Try serving this simple Asian-inspired salad with cold sesame noodles or stir-fried chicken with peanuts. From the book "Mad Hungry," by Lucinda Scala Quinn (Artisan Books).

  • Servings: 6
Chinese Celery Salad

Source: Mad Hungry, October 2010


  • 1 bunch of celery, top and bottom removed, stalks separated and cut in half lengthwise
  • 1 tablespoon rice vinegar or white vinegar
  • 1 teaspoon toasted sesame oil
  • 4 tablespoons soy sauce
  • 2 dashes Chinese chili oil or hot sauce (optional)
  • 1/2 teaspoon sugar
  • 2 tablespoons chopped fresh cilantro (optional)


  1. Bring a large pot of water to a boil. Add the celery and blanch for 2 minutes. Remove, rinse, and cool. Peel off the fibrous strings. Cut the celery into bite-sized pieces.

  2. In a bowl, whisk together the vinegar, sesame oil, soy sauce, chili oil, if using, sugar, and cilantro, if using.

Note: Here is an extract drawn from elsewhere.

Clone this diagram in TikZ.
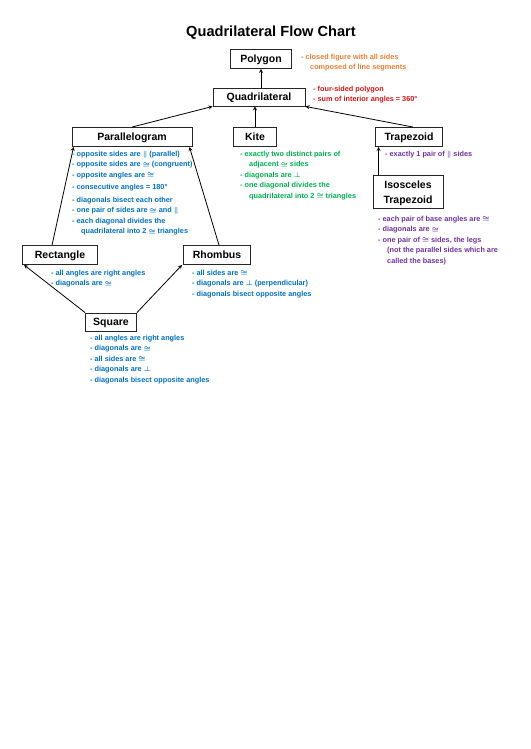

Toss in the celery. Cover and refrigerate to cool before serving.

Reviews (1)

  • pepperarttherapy 4 Apr, 2013

    This is a super simple recipe - getting the water up to boiling takes the longest, and I didn't bother removing the celery threads. A great way to use up a bunch of celery! Refreshing and delicious. I would recommend less soy sauce, start with a little and see how it tastes. I added 2 tablespoons and the recipe was still way too salty.